New maps of the bedrock beneath Greenland’s ice sheet (right) have found long, deep canyons that are likely to cause ocean-feeding glaciers (left) to retreat faster and farther inland than previously thought. Credit: NASA 

Scientists at NASA and the University of California, Irvine (UCI), have found that canyons under Greenland's ocean-feeding glaciers are deeper and longer than previously thought, increasing the amount of Greenland's estimated contribution to future sea level rise.

"The glaciers of Greenland are likely to retreat faster and farther inland than anticipated, and for much longer, according to this very different topography we have discovered,” said Mathieu Morlighem, a UCI associate project scientist who is lead author of the new research paper. The results were published Sunday in the journal Nature Geoscience.

Ice loss from Greenland has accelerated during the last few decades. However, older ice sheet models predicted the speedup would be temporary because the glaciers would soon melt back onto higher ground and stabilize. The models therefore projected Greenland's contribution to global sea level rise would be limited.

Morlighem's new topography shows southern Greenland's ragged, crumbling coastline is scored by more than 100 canyons beneath glaciers that empty into the ocean. Many canyons are well below sea level as far as 60 miles (100 kilometers) inland. Higher ground, where glaciers could stabilize, is much farther from the coastline than previously thought. The finding calls into question the idea that the recent accelerated ice loss will be short-lived.

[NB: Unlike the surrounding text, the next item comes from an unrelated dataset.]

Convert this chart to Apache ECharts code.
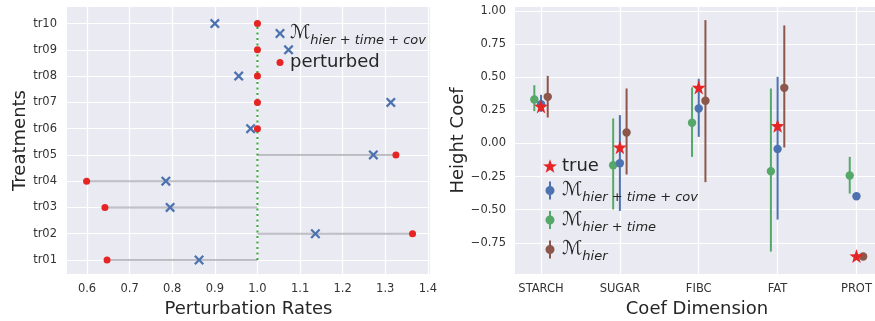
<!DOCTYPE html>
<html>
<head>
<meta charset="utf-8">
<script src="https://cdn.jsdelivr.net/npm/echarts@6/dist/echarts.min.js"></script>
<style>
html,body{margin:0;padding:0;background:#fff;}
#c{width:875px;height:321px;}
</style>
</head>
<body>
<div id="c"></div>
<script>
// ---------- Left panel data ----------
const treatments = ['tr01','tr02','tr03','tr04','tr05','tr06','tr07','tr08','tr09','tr10'];
const perturbedRates = [0.647, 1.364, 0.642, 0.599, 1.325, 1.0, 1.0, 1.0, 1.0, 1.0];
const hierTimeCovRates = [0.863, 1.136, 0.795, 0.785, 1.272, 0.984, 1.313, 0.956, 1.073, 0.900];
const baseRate = 1.0;
const rateTicks = [0.6, 0.7, 0.8, 0.9, 1.0, 1.1, 1.2, 1.3, 1.4];

// ---------- Right panel data ----------
const coefDims = ['STARCH','SUGAR','FIBC','FAT','PROT'];
const trueCoef = [0.28, -0.028, 0.423, 0.133, -0.85];
const covMean = [0.297, -0.149, 0.264, -0.041, -0.398];
const covLow  = [0.239, -0.509, 0.050, -0.574, -0.408];
const covHigh = [0.367, 0.214, 0.488, 0.503, -0.390];
const timeMean = [0.332, -0.164, 0.156, -0.209, -0.242];
const timeLow  = [0.244, -0.498, -0.101, -0.816, -0.378];
const timeHigh = [0.440, 0.189, 0.423, 0.415, -0.101];
const hierMean = [0.352, 0.083, 0.322, 0.420, -0.853];
const hierLow  = [0.196, -0.234, -0.292, -0.030, -0.862];
const hierHigh = [0.510, 0.415, 0.931, 0.891, -0.845];
const coefTicks = [-0.75, -0.5, -0.25, 0, 0.25, 0.5, 0.75, 1.0];

const BLUE = '#4C72B0', GREEN = '#55A868', BROWN = '#8C564B', RED = '#E62424';
const TXT = '#333333';
const FONT = 'DejaVu Sans';

const xPath = 'path://M0,1.6 L1.6,0 L5,3.4 L8.4,0 L10,1.6 L6.6,5 L10,8.4 L8.4,10 L5,6.6 L1.6,10 L0,8.4 L3.4,5 Z';
const dotPath = 'path://M0,0 M10,10 M1.5,5 A3.5,3.5 0 1 1 8.5,5 A3.5,3.5 0 1 1 1.5,5 Z';
const starPath = 'path://M10,0 L12.351,6.764 L19.511,6.910 L13.804,11.236 L15.878,18.090 L10,14 L4.122,18.090 L6.196,11.236 L0.489,6.910 L7.649,6.764 Z';
const ebPath = 'path://M3.5,0 h2 v18 h-2 z M0,9 a4.5,4.5 0 1 1 9,0 a4.5,4.5 0 1 1 -9,0 z';

const chart = echarts.init(document.getElementById('c'));

function errSeries(name, color, offset, mean, low, high) {
  return {
    name: name, type: 'custom', xAxisIndex: 1, yAxisIndex: 1, z: 3,
    itemStyle: {color: color, opacity: 1},
    encode: {x: 0, y: 1},
    data: coefDims.map((d, i) => [i + offset, mean[i], low[i], high[i]]),
    renderItem: function (params, api) {
      const x = api.value(0);
      const p = api.coord([x, api.value(1)]);
      const lo = api.coord([x, api.value(2)]);
      const hi = api.coord([x, api.value(3)]);
      return {
        type: 'group',
        children: [
          {type: 'line', shape: {x1: lo[0], y1: lo[1], x2: hi[0], y2: hi[1]},
           style: {stroke: color, lineWidth: 2}},
          {type: 'circle', shape: {cx: p[0], cy: p[1], r: 4.2}, style: {fill: color}}
        ]
      };
    }
  };
}

const labelNames = {
  lcov: '{m|ℳ}{s|hier + time + cov}',
  perturbed: '{t|perturbed}',
  'true': '{t|true}',
  cov: '{m|ℳ}{s|hier + time + cov}',
  time: '{m|ℳ}{s|hier + time}',
  hier: '{m|ℳ}{s|hier}'
};
const richStyles = {
  m: {fontSize: 19, fontFamily: FONT, color: '#262626', lineHeight: 22},
  s: {fontSize: 13, fontStyle: 'italic', fontFamily: FONT, color: '#262626', lineHeight: 22, verticalAlign: 'bottom', padding: [0, 0, -3, 0]},
  t: {fontSize: 18, fontFamily: FONT, color: '#262626', lineHeight: 22}
};

const option = {
  animation: false,
  backgroundColor: '#ffffff',
  textStyle: {fontFamily: FONT},
  grid: [
    {left: 67, top: 7, width: 363, height: 267, backgroundColor: '#EAEAF2', show: true, borderWidth: 0, outerBoundsMode: 'none', containLabel: false},
    {left: 515, top: 7, width: 364, height: 267, backgroundColor: '#EAEAF2', show: true, borderWidth: 0, outerBoundsMode: 'none', containLabel: false}
  ],
  xAxis: [
    {
      type: 'value', gridIndex: 0, min: 0.553, max: 1.405,
      axisLine: {show: false},
      axisTick: {show: false, customValues: rateTicks},
      axisLabel: {customValues: rateTicks, formatter: v => v.toFixed(1), color: TXT, fontSize: 11.5, margin: 9},
      splitLine: {show: true, lineStyle: {color: '#ffffff', width: 1.2}},
      name: 'Perturbation Rates', nameLocation: 'middle', nameGap: 21,
      nameTextStyle: {fontSize: 18, color: '#262626'}
    },
    {
      type: 'value', gridIndex: 1, min: -0.33, max: 4.286,
      axisLine: {show: false},
      axisTick: {show: false, customValues: [0, 1, 2, 3, 4]},
      axisLabel: {customValues: [0, 1, 2, 3, 4], formatter: v => coefDims[Math.round(v)], color: TXT, fontSize: 11.5, margin: 9},
      splitLine: {show: true, lineStyle: {color: '#ffffff', width: 1.2}},
      name: 'Coef Dimension', nameLocation: 'middle', nameGap: 21,
      nameTextStyle: {fontSize: 18, color: '#262626'}
    }
  ],
  yAxis: [
    {
      type: 'value', gridIndex: 0, min: 0.468, max: 10.63,
      axisLine: {show: false},
      axisTick: {show: false, customValues: [1,2,3,4,5,6,7,8,9,10]},
      axisLabel: {customValues: [1,2,3,4,5,6,7,8,9,10], formatter: v => treatments[Math.round(v) - 1], color: TXT, fontSize: 11.5, margin: 10},
      splitLine: {show: true, lineStyle: {color: '#ffffff', width: 1.2}},
      name: 'Treatments', nameLocation: 'middle', nameGap: 38,
      nameTextStyle: {fontSize: 18, color: '#262626'}
    },
    {
      type: 'value', gridIndex: 1, min: -0.985, max: 1.03,
      axisLine: {show: false},
      axisTick: {show: false, customValues: coefTicks},
      axisLabel: {customValues: coefTicks, formatter: v => v.toFixed(2).replace('-', '\u2212'), color: TXT, fontSize: 11.5, margin: 9},
      splitLine: {show: true, lineStyle: {color: '#ffffff', width: 1.2}},
      name: 'Height Coef', nameLocation: 'middle', nameGap: 46,
      nameTextStyle: {fontSize: 18, color: '#262626'}
    }
  ],
  legend: [
    {
      orient: 'vertical', left: 275, top: 24, padding: 0, itemGap: 6,
      itemWidth: 10, itemHeight: 10, itemStyle: {borderWidth: 0},
      data: [{name: 'lcov', icon: xPath}, {name: 'perturbed', icon: dotPath}],
      formatter: n => labelNames[n],
      textStyle: {rich: richStyles}
    },
    {
      orient: 'vertical', left: 543, top: 157, padding: 0, itemGap: 6,
      itemWidth: 14, itemHeight: 18, itemStyle: {borderWidth: 0},
      data: [{name: 'true', icon: starPath}, {name: 'cov', icon: ebPath}, {name: 'time', icon: ebPath}, {name: 'hier', icon: ebPath}],
      formatter: n => labelNames[n],
      textStyle: {rich: richStyles}
    }
  ],
  series: [
    {
      name: 'gap', type: 'custom', xAxisIndex: 0, yAxisIndex: 0, z: 1, silent: true,
      encode: {x: 0, y: 1},
      data: treatments.map((t, i) => [perturbedRates[i], i + 1]),
      renderItem: function (params, api) {
        const a = api.coord([baseRate, api.value(1)]);
        const b = api.coord([api.value(0), api.value(1)]);
        return {type: 'line', shape: {x1: a[0], y1: a[1], x2: b[0], y2: b[1]},
                style: {stroke: '#9a9aa0', lineWidth: 2, opacity: 0.6}};
      }
    },
    {
      name: 'base', type: 'line', xAxisIndex: 0, yAxisIndex: 0, z: 2, silent: true,
      symbol: 'none',
      data: [[baseRate, 1], [baseRate, treatments.length]],
      lineStyle: {color: '#33AA33', width: 2, type: [2, 3.5]}
    },
    {
      name: 'lcov', type: 'scatter', xAxisIndex: 0, yAxisIndex: 0, z: 3,
      symbol: xPath, symbolSize: 10, itemStyle: {color: BLUE, opacity: 1},
      data: treatments.map((t, i) => [hierTimeCovRates[i], i + 1])
    },
    {
      name: 'perturbed', type: 'scatter', xAxisIndex: 0, yAxisIndex: 0, z: 4,
      symbol: 'circle', symbolSize: 7, itemStyle: {color: RED, opacity: 1},
      data: treatments.map((t, i) => [perturbedRates[i], i + 1])
    },
    errSeries('time', GREEN, -0.085, timeMean, timeLow, timeHigh),
    errSeries('cov', BLUE, 0, covMean, covLow, covHigh),
    errSeries('hier', BROWN, 0.085, hierMean, hierLow, hierHigh),
    {
      name: 'true', type: 'scatter', xAxisIndex: 1, yAxisIndex: 1, z: 5,
      symbol: starPath, symbolSize: 14, itemStyle: {color: RED, opacity: 1},
      data: coefDims.map((d, i) => [i, trueCoef[i]])
    }
  ]
};
chart.setOption(option);
</script>
</body>
</html>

Buried under the Greenland Ice Sheet, the subcontinent's bedrock topography has been estimated using soundings from ice-penetrating radar. However, the wet and fractured ice along the southern coastline cluttered the radar soundings so that large swaths of the bed remained invisible. To overcome that problem, Morlighem and his colleagues devised an advanced technique to create a more accurate map. The technique makes the best use of several kinds of data: ice thickness measurements derived from airborne radar; satellite radar interferometry data on the speed and direction of ice movement: and estimates of snowfall and surface melt to the sea. By combining the different types of data, they were able to map the bed topography along Greenland's margins with unprecedented precision and detail.

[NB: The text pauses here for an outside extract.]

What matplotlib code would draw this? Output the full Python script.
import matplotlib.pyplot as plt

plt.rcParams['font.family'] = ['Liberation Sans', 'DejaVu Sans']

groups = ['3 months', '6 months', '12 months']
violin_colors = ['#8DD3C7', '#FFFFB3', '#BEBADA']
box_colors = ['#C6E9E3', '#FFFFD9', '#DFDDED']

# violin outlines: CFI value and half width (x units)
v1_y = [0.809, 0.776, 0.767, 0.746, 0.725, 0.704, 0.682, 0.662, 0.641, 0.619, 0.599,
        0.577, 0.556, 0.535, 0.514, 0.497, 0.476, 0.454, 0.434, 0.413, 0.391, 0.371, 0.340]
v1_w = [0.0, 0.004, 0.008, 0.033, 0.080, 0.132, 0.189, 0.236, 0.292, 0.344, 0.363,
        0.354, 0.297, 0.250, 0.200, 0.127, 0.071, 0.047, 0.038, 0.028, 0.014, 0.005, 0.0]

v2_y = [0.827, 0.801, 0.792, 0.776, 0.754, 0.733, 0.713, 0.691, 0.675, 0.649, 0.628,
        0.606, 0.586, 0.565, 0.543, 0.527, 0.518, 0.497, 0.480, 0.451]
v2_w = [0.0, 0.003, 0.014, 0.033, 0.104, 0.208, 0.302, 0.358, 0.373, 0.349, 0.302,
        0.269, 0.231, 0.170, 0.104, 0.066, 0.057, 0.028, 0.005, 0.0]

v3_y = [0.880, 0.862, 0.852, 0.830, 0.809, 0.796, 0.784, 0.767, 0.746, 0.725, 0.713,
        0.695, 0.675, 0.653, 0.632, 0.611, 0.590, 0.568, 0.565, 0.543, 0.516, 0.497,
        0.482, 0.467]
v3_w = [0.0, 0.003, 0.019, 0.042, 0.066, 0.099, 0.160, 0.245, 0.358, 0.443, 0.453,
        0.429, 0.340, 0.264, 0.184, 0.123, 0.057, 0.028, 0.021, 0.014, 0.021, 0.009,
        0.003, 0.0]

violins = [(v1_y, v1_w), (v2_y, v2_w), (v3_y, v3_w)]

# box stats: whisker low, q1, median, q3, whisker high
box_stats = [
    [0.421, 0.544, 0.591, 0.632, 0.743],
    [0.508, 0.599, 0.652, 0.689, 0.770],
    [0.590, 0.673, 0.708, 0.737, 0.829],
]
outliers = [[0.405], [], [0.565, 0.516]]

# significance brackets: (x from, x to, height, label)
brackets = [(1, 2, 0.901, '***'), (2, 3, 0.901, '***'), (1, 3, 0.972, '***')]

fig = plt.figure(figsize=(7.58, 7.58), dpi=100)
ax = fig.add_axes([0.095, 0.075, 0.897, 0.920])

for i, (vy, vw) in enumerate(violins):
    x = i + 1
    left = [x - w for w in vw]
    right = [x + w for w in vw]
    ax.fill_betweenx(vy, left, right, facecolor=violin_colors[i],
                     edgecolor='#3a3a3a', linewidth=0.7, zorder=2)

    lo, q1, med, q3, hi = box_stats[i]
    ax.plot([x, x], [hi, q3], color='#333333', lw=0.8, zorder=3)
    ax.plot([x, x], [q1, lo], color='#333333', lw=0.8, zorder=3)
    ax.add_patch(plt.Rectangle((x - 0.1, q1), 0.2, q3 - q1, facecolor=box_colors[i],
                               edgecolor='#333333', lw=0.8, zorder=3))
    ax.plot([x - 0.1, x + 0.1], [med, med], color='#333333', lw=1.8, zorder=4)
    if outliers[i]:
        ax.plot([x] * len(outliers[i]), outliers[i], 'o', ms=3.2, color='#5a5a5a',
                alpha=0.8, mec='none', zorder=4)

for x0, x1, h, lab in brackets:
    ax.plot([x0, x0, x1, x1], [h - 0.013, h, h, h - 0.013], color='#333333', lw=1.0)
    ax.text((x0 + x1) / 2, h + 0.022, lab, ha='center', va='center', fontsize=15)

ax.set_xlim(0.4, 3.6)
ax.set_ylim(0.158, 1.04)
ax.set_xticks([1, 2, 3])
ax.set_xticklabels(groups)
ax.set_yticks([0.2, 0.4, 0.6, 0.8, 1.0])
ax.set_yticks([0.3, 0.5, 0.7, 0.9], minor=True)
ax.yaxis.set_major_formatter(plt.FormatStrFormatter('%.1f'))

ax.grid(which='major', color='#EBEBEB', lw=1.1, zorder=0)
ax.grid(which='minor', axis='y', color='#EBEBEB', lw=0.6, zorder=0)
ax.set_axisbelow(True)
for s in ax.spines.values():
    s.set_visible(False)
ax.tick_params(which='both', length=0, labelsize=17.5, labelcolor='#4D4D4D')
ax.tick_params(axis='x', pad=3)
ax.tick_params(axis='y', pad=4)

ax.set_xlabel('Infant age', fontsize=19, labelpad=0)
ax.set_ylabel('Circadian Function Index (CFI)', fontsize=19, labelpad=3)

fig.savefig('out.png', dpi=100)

"We have been able to make a quantum leap in our knowledge of bed topography beneath ice sheets in the last decade, thanks to the advent of missions like NASA's Operation IceBridge in combination with satellite data on the speed these ice sheets are flowing," said co-author Eric Rignot of UCI and NASA's Jet Propulsion Laboratory, Pasadena, California.

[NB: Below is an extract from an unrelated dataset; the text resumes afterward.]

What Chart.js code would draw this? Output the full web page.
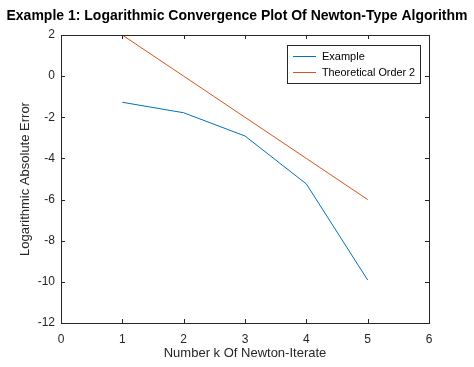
<!DOCTYPE html>
<html lang="en">
<head>
<meta charset="UTF-8">
<title>Logarithmic Convergence Plot</title>
<script src="https://cdn.jsdelivr.net/npm/chart.js"></script>
<style>
  body { margin: 0; background: #fff; }
</style>
</head>
<body>
<canvas id="plot" width="474" height="367"></canvas>
<script>
// data
const iterates = [1, 2, 3, 4, 5];
const exampleErr = [-1.27, -1.78, -2.91, -5.24, -9.91];
const theoreticalErr = [2, 0, -2, -4, -6];
const seriesNames = ['Example', 'Theoretical Order 2'];
const chartTitle = 'Example 1: Logarithmic Convergence Plot Of Newton-Type Algorithm';

const FONT = 'Liberation Sans, Arial, sans-serif';
const blue = '#0072BD';
const orange = '#D95319';

function pts(xs, ys) {
    return xs.map((x, i) => ({ x: x, y: ys[i] }));
}

// title, box around the axes + inward ticks on all four sides, boxed legend
// (title drawn here because the built-in one squeezes text to the padded width)
const frame = {
    id: 'frame',
    afterDraw(chart) {
        const { ctx, chartArea: a, scales } = chart;
        ctx.save();
        ctx.fillStyle = '#000';
        ctx.font = 'bold 14px ' + FONT;
        ctx.textAlign = 'center';
        ctx.textBaseline = 'middle';
        ctx.fillText(chartTitle, chart.width / 2, 16, 462);

        ctx.strokeStyle = '#262626';
        ctx.lineWidth = 1;
        ctx.strokeRect(a.left + 0.5, a.top + 0.5, a.right - a.left, a.bottom - a.top);
        ctx.beginPath();
        scales.x.ticks.forEach(t => {
            const px = Math.round(scales.x.getPixelForValue(t.value)) + 0.5;
            ctx.moveTo(px, a.bottom); ctx.lineTo(px, a.bottom - 4);
            ctx.moveTo(px, a.top); ctx.lineTo(px, a.top + 4);
        });
        scales.y.ticks.forEach(t => {
            const py = Math.round(scales.y.getPixelForValue(t.value)) + 0.5;
            ctx.moveTo(a.left, py); ctx.lineTo(a.left + 4, py);
            ctx.moveTo(a.right, py); ctx.lineTo(a.right - 4, py);
        });
        ctx.stroke();

        const bx = 287, by = 45, bw = 133, bh = 38;
        ctx.fillStyle = '#fff';
        ctx.fillRect(bx, by, bw, bh);
        ctx.strokeStyle = '#262626';
        ctx.strokeRect(bx + 0.5, by + 0.5, bw, bh);
        ctx.font = '11px ' + FONT;
        ctx.textAlign = 'left';
        chart.data.datasets.forEach((ds, i) => {
            const ly = by + 11.5 + i * 16;
            ctx.strokeStyle = ds.borderColor;
            ctx.beginPath();
            ctx.moveTo(bx + 6, ly); ctx.lineTo(bx + 29, ly);
            ctx.stroke();
            ctx.fillStyle = '#000';
            ctx.fillText(ds.label, bx + 35, ly, 93);
        });
        ctx.restore();
    }
};

new Chart(document.getElementById('plot'), {
    type: 'line',
    data: {
        datasets: [
            { label: seriesNames[0], data: pts(iterates, exampleErr), borderColor: blue, borderWidth: 1, pointRadius: 0, tension: 0 },
            { label: seriesNames[1], data: pts(iterates, theoreticalErr), borderColor: orange, borderWidth: 1, pointRadius: 0, tension: 0 }
        ]
    },
    options: {
        responsive: false,
        animation: false,
        layout: { padding: { top: 35, right: 45, bottom: 6, left: 18 } },
        plugins: {
            legend: { display: false },
            tooltip: { enabled: false },
            title: { display: false }
        },
        scales: {
            x: {
                type: 'linear',
                min: 0, max: 6,
                grid: { display: false, tickLength: 0 },
                border: { display: false },
                ticks: { stepSize: 1, color: '#262626', padding: 9, font: { family: FONT, size: 12 } },
                title: { display: true, text: 'Number k Of Newton-Iterate', color: '#262626', padding: { top: 1, bottom: 0 }, font: { family: FONT, size: 13 } },
                afterFit(scale) { scale.height = 38; }
            },
            y: {
                min: -12, max: 2,
                grid: { display: false, tickLength: 0 },
                border: { display: false },
                ticks: { stepSize: 2, color: '#262626', padding: 6, font: { family: FONT, size: 12 } },
                title: { display: true, text: 'Logarithmic Absolute Error', color: '#262626', padding: { top: 0, bottom: 4 }, font: { family: FONT, size: 13 } },
                afterFit(scale) { scale.width = 43; }
            }
        }
    },
    plugins: [frame]
});
</script>
</body>
</html>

The same research team reported new findings on glacial melt in West Antarctica last week.

"Together the papers illustrate clearly the globe’s ice sheets will contribute far more to sea level rise than current projections show,” said Rignot.

The study used synthetic aperture radar data collected in 2008-2009 by the Japanese Advanced Land Observing System Phased Array type L-band Synthetic Aperture Radar (ALOS PALSAR), the Canadian RADARSAT-1, the German TerraSAR-X, and the European Envisat Advanced Synthetic Aperture Radar (ASAR). Ice thinning rates were derived from NASA's Airborne Topographic Mapper and ICESat data, and ice thickness data came from NASA's Operation IceBridge airborne campaigns.